Hal böyle olunca, Mahkemece öncelikle, belirtilen eksik belgeler ilgili yerlerden getirtilerek dosya ikmal edilmeli, bundan sonra önceki bilirkişi dışında seçilecek harita mühendisi ve jeodezi ve fotogrametri mühendisi bilirkişi sıfatına sahip bilirkişilerin de dahil olduğu, üç kişilik uzman bilirkişi kurulu eliyle yukarıda belirtilen şekilde inceleme ve araştırma yapılarak denetime elverişli rapor alınmalı, uygulama kadastrosu sırasında bir hata yapılıp yapılmadığı, hata yapılmış ise bu hatanın nereden kaynaklandığı ve doğru sınırın hangi hat esas alınarak belirlenmesi gerektiği, somut olay çerçevesinde önceki tarihli fen bilirkişi raporunda tesis kadastro sınırları ile uygulama kadastro sınırları birbiri ile örtüşmediğine göre bu hususun hangi nedenden ileri geldiği gibi hususlar önemle gözetilmeli, taşınmazdaki eksikliğin komşu taşınmazlardan kaynaklandığının anlaşılması halinde bu taşınmaz maliklerinin de davaya dahil edilmesi gerektiği düşünülmeli, bundan sonra toplanan tüm deliller birlikte değerlendirilerek sonucuna göre bir karar verilmelidir.

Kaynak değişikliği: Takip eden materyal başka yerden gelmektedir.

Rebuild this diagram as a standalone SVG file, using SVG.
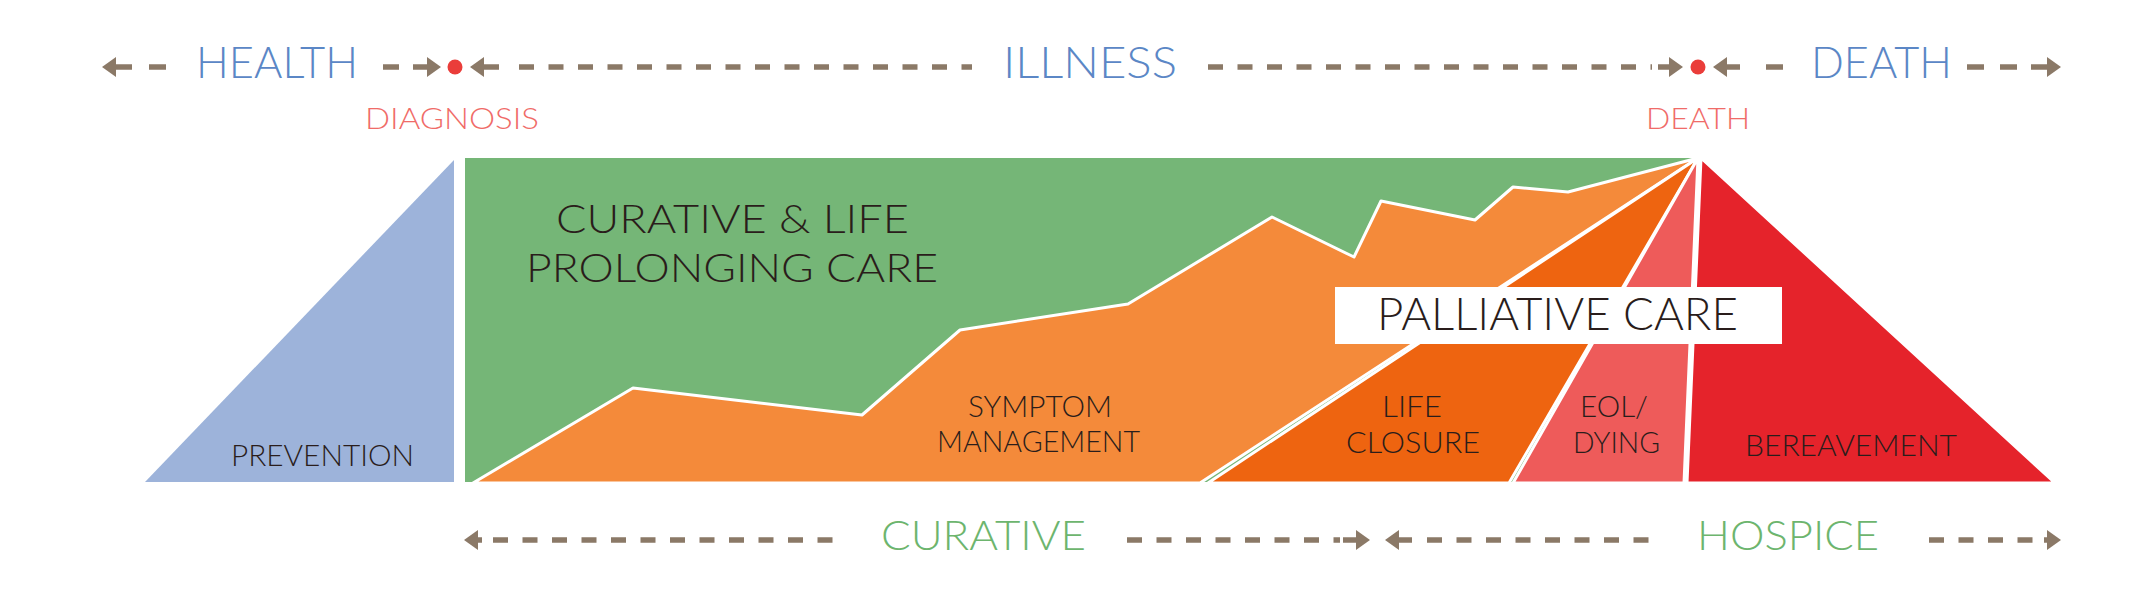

Mahkemece, bu hususlar gözetilmeksizin, yanılgılı nitelendirme ile eksik araştırma ve incelemeye dayalı olarak hüküm kurulması usul ve yasaya aykırı olduğundan, hükmün açıklanan bu nedenlerle bozulmasına karar vermek gerekirken yukarıda açıklanan şekilde bozulması hatalı olmuştur.
SONUÇ: Yukarıda (1) nolu bentte açıklanan nedenlerle davacının karar düzeltme talebinin, 6100 sayılı HMK’nin Geçici 3. maddesi yollamasıyla uygulanacak olan 1086 sayılı HUMK’un 442/3. maddesi gereğince kabulüne; Yargıtay (kapatılan) 16. Hukuk Dairesinin 16.11.2020 tarihli ve 2020/3341 Esas, 2020/5283 Karar sayılı ilamının KALDIRILMASINA, (2) nolu bentte açıklanan nedenlerle ve Yerel Mahkeme hükmünün değiştirilen gerekçe ile BOZULMASINA, peşin harcın istek halinde karar düzeltme talep eden davacıya iadesine 18.05.2022 tarihinde oy birliğiyle karar verildi.